— WHAT IS BEING ASKED —
Copy out every line in which the string "this" occurs.

— MATERIAL —

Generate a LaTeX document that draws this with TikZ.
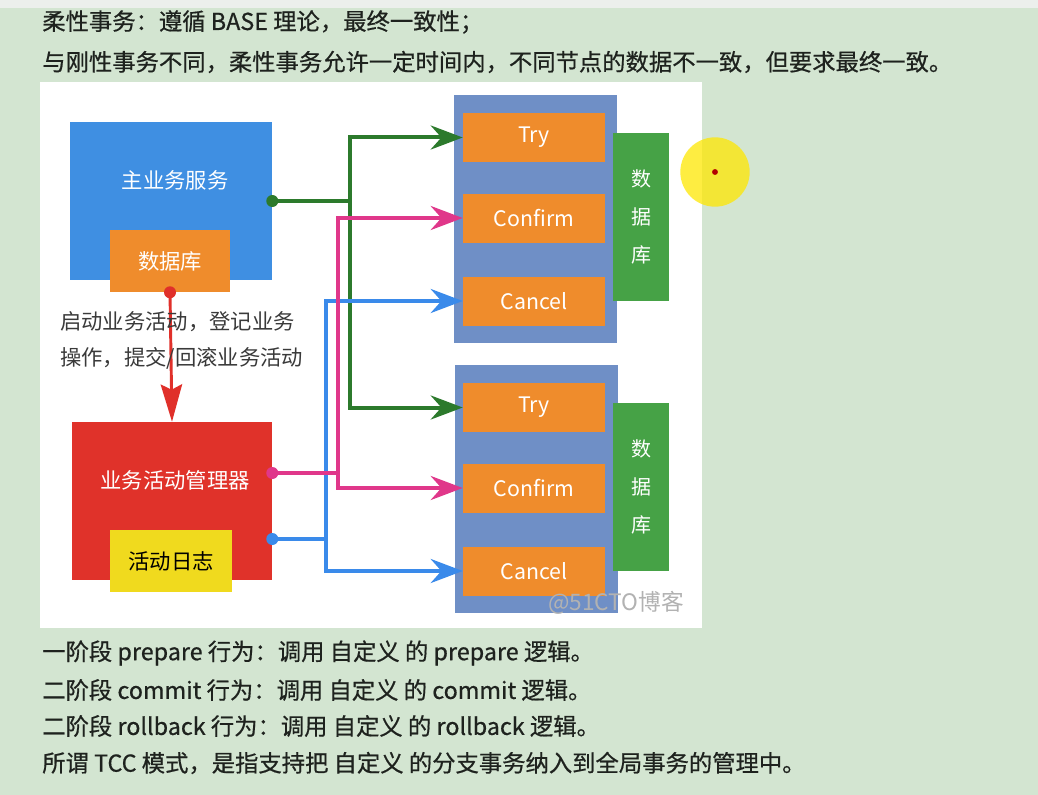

==

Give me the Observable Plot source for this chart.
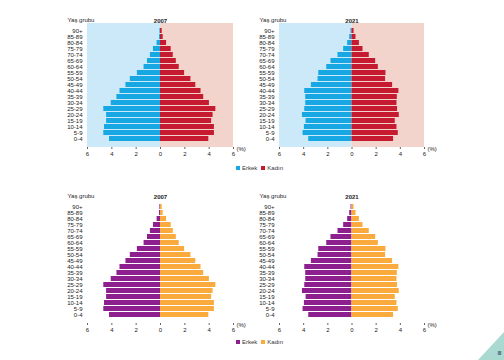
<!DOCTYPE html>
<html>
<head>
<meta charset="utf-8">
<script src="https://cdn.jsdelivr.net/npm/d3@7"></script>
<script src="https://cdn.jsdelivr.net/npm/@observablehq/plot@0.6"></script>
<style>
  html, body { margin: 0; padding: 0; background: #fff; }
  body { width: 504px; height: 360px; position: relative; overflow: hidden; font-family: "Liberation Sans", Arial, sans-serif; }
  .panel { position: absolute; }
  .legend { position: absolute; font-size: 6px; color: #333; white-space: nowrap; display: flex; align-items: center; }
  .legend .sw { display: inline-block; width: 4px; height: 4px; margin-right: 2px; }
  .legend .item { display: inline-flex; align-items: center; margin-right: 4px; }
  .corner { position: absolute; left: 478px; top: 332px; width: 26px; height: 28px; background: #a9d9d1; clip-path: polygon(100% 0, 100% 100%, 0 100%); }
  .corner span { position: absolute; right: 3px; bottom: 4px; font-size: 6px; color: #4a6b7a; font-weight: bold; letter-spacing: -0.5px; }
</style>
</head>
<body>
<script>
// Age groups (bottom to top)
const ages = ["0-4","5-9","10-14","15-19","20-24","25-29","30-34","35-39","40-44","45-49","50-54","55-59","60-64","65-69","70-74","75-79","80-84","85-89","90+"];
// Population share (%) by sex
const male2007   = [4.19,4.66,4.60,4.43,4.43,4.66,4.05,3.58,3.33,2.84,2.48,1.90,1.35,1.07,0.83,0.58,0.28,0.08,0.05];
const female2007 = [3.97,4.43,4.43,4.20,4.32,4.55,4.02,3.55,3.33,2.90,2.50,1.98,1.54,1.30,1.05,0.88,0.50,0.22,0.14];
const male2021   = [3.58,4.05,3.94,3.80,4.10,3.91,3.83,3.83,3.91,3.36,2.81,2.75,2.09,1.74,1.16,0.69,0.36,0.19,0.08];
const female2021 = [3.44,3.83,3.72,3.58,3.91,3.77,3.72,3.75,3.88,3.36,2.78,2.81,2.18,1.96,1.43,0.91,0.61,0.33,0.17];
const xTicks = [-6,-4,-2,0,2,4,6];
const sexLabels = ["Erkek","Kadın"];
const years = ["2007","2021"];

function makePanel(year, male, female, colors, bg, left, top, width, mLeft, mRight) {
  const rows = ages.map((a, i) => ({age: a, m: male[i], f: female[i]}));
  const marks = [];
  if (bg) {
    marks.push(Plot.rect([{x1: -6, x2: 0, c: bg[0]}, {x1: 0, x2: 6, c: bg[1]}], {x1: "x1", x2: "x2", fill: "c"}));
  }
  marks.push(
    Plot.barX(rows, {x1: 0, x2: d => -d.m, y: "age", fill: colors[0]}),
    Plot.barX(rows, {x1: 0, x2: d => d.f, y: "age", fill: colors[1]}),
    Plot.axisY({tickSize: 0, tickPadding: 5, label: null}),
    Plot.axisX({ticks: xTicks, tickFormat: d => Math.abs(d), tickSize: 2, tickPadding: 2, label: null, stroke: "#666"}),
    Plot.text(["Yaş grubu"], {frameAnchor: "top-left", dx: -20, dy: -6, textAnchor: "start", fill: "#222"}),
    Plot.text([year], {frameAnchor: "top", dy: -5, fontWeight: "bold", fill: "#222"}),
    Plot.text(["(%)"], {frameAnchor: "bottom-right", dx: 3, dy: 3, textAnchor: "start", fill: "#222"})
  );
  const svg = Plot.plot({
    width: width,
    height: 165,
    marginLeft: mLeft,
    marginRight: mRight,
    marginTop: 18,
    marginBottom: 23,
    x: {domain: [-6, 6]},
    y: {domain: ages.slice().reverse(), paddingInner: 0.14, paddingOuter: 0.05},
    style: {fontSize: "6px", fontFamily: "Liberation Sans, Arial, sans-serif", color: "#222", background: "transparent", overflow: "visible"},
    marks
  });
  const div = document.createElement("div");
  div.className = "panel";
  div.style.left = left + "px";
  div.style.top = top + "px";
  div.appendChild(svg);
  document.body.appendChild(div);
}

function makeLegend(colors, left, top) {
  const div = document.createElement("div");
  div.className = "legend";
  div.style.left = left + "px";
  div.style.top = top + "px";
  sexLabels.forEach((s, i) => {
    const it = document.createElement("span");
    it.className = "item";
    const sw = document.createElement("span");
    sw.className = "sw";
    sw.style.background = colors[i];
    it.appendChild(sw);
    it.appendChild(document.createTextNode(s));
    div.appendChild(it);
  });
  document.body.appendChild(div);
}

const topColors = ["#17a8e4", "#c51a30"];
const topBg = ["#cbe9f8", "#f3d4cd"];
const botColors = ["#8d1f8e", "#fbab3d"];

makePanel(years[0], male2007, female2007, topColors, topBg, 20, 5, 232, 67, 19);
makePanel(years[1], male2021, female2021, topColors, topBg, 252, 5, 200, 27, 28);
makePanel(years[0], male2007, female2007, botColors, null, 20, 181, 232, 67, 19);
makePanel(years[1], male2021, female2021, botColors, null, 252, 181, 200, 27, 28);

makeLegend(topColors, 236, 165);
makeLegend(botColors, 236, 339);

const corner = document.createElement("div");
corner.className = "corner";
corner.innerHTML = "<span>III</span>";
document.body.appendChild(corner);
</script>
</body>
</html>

— WRITTEN REPLY —
Generate a LaTeX document that draws this with TikZ.
Give me the Observable Plot source for this chart.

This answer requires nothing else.